- [GOAL]: Review the material line by line. Identify and copy every line that contains the string "this".

* Begin EXTRACTED DATA *

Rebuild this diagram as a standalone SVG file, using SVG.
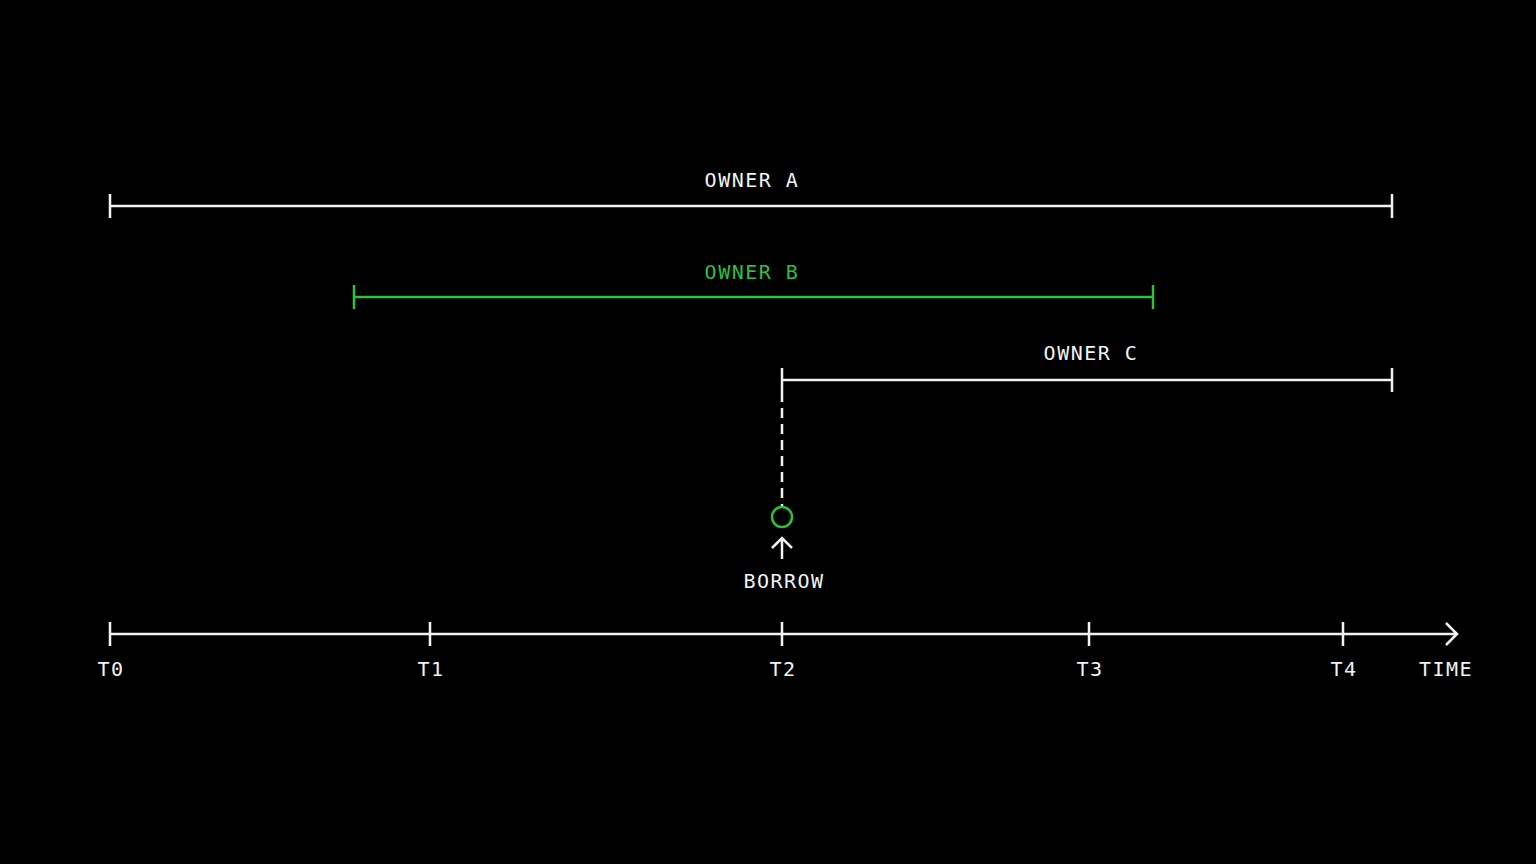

* End EXTRACTED DATA *
* Begin EXTRACTED DATA *

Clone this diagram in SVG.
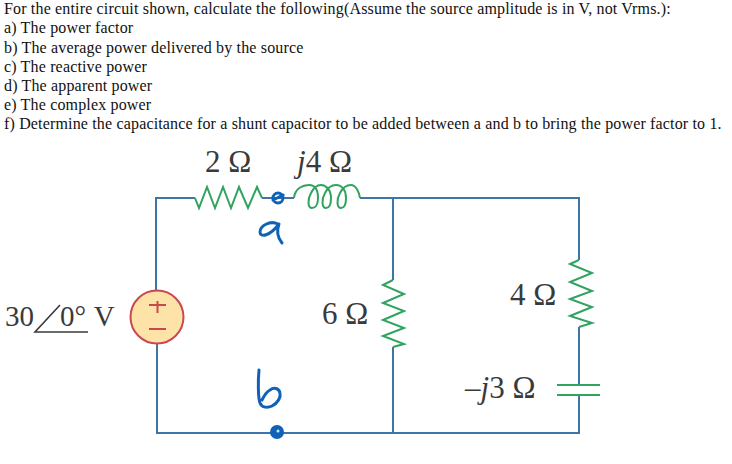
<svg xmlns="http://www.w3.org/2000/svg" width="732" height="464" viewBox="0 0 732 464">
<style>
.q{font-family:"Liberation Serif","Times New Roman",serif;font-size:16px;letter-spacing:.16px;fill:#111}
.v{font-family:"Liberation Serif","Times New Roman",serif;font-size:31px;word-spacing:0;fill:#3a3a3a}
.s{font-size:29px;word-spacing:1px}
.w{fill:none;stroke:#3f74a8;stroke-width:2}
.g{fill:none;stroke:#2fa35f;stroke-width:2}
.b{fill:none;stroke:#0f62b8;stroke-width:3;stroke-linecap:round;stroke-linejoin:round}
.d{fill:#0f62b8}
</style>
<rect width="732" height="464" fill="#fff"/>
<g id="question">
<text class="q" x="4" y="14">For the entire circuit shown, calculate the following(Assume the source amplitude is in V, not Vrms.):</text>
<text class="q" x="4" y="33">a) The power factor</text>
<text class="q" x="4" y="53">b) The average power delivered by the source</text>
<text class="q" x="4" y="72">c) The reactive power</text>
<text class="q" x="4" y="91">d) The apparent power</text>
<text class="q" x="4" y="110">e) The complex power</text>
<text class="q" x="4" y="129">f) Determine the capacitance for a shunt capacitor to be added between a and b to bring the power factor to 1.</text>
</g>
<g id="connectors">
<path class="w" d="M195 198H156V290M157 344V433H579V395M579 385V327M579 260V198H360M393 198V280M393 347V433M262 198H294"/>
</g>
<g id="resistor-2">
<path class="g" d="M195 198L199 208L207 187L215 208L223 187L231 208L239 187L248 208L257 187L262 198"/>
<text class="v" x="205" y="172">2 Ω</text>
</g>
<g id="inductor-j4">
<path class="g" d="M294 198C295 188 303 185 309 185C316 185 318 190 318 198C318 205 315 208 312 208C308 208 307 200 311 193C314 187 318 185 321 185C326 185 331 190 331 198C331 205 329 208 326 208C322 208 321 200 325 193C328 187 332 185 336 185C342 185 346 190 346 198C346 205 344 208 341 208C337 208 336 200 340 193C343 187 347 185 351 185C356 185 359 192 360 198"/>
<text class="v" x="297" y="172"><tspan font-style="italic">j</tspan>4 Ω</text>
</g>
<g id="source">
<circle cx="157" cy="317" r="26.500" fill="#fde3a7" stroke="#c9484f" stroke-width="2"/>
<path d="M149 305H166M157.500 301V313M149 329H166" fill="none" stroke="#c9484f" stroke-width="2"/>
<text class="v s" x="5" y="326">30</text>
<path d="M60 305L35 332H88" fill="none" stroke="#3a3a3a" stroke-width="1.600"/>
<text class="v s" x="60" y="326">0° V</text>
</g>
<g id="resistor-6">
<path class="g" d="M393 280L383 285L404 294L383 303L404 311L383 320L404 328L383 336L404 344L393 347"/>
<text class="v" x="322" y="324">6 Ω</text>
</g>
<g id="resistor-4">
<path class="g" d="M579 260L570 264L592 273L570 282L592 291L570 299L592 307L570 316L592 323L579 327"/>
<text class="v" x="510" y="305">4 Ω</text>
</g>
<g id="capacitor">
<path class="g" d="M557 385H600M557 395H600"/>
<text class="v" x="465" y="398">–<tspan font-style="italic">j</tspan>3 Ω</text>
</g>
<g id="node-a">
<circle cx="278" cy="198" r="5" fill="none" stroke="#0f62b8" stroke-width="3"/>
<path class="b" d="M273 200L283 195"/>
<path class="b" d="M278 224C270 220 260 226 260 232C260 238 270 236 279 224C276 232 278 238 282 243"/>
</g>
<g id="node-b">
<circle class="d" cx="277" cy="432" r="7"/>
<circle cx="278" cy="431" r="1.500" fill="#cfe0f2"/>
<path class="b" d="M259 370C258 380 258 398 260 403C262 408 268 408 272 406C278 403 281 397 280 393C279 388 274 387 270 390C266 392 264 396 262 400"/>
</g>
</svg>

* End EXTRACTED DATA *
* Begin EXTRACTED DATA *

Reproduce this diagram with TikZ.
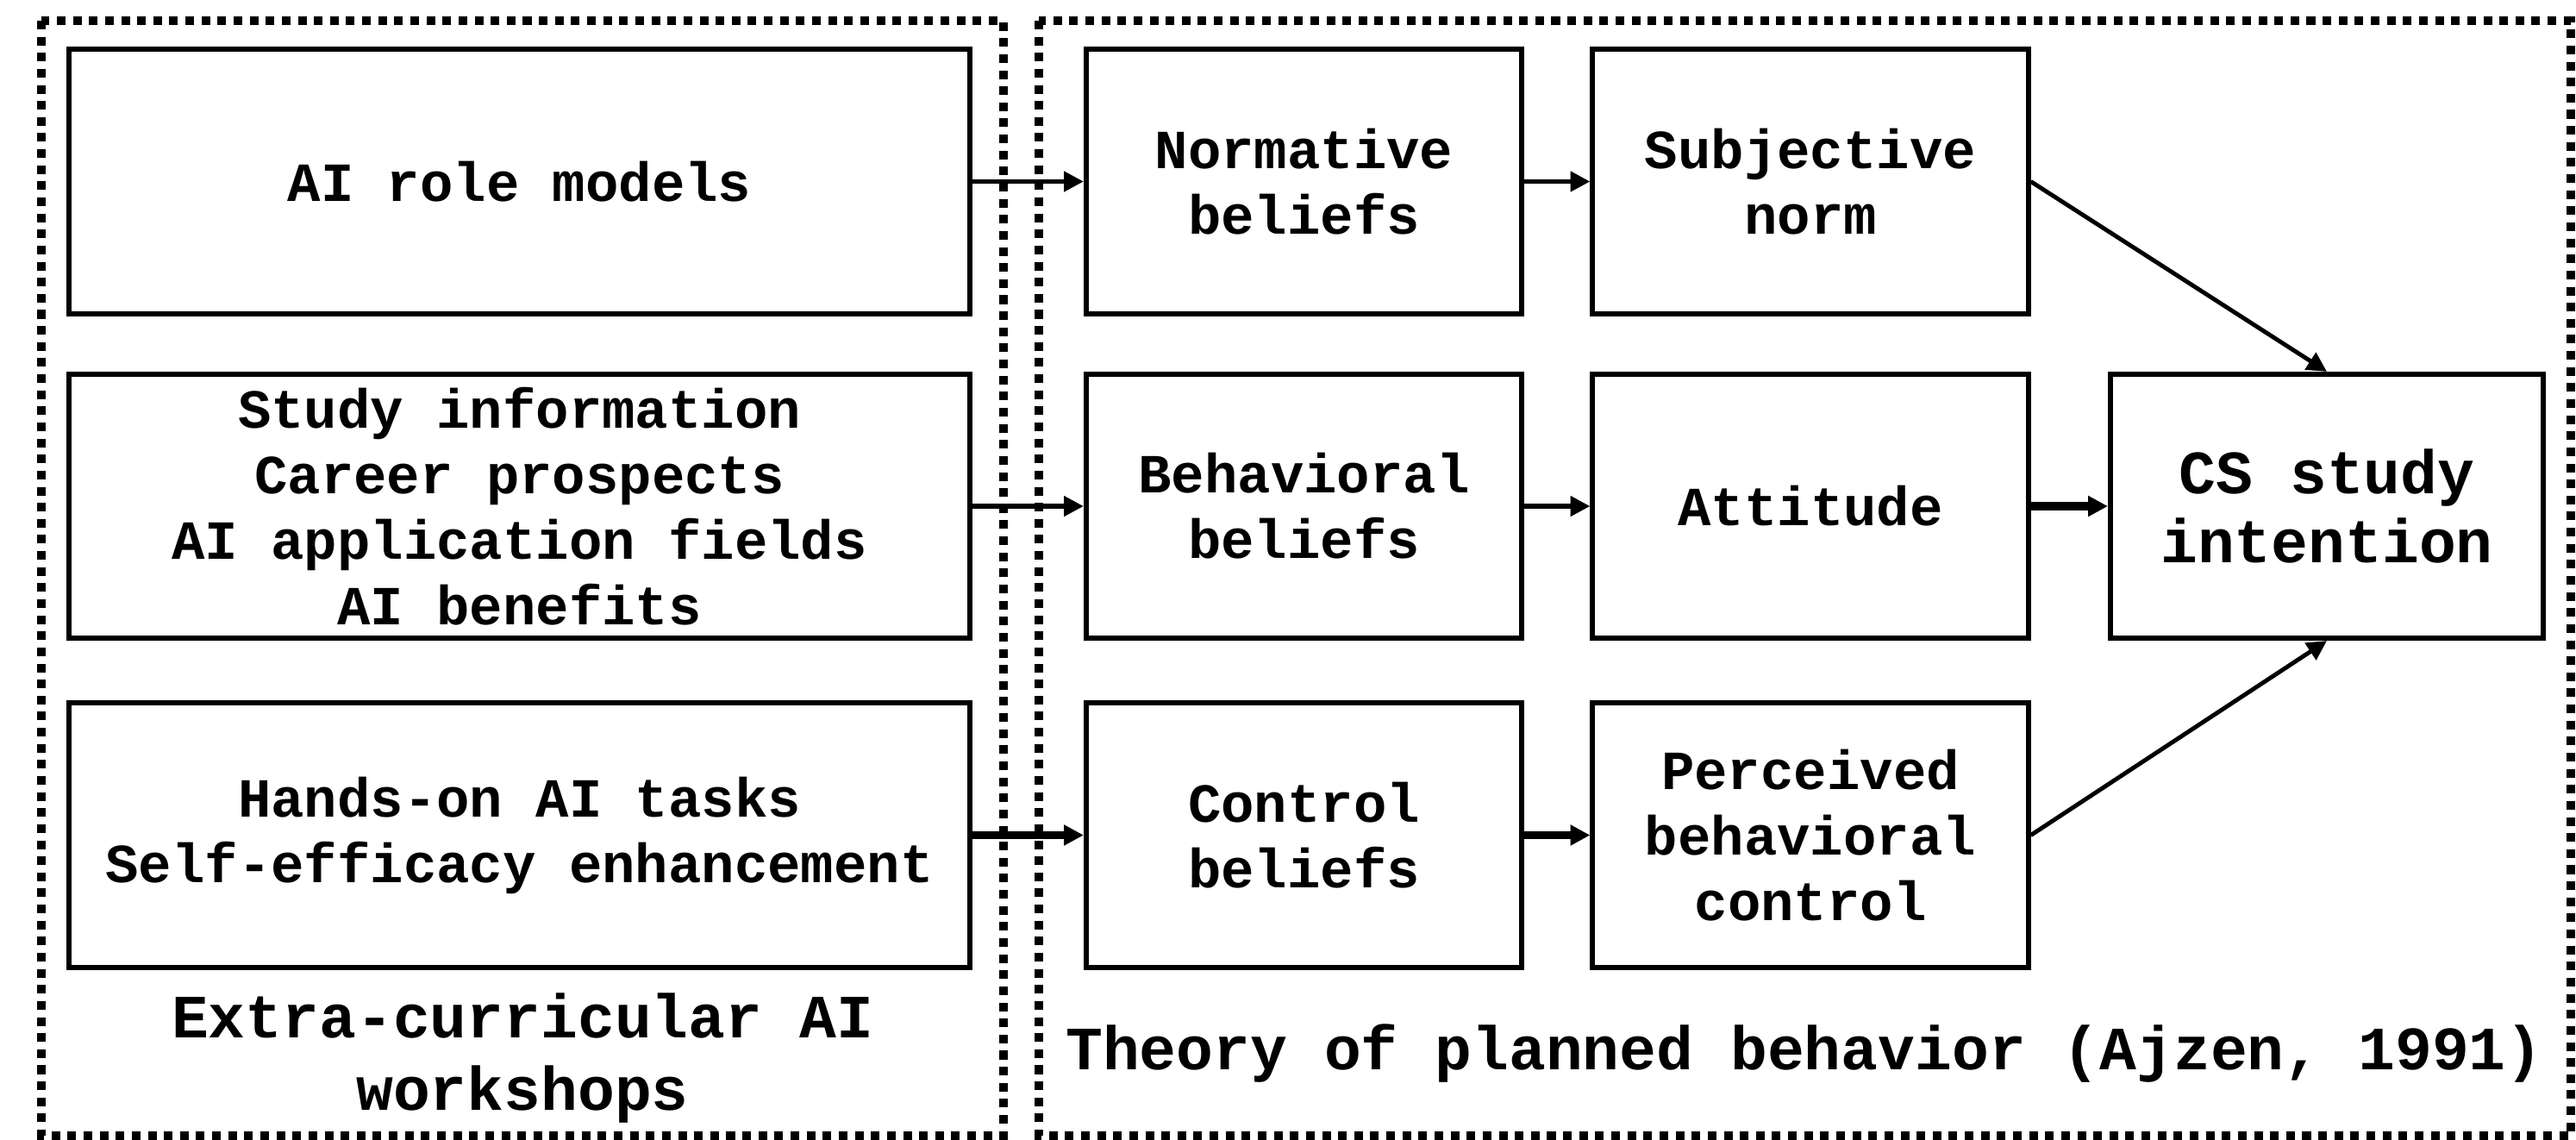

* End EXTRACTED DATA *

- [TASK OUTPUT]:
Rebuild this diagram as a standalone SVG file, using SVG.
Clone this diagram in SVG.
Reproduce this diagram with TikZ.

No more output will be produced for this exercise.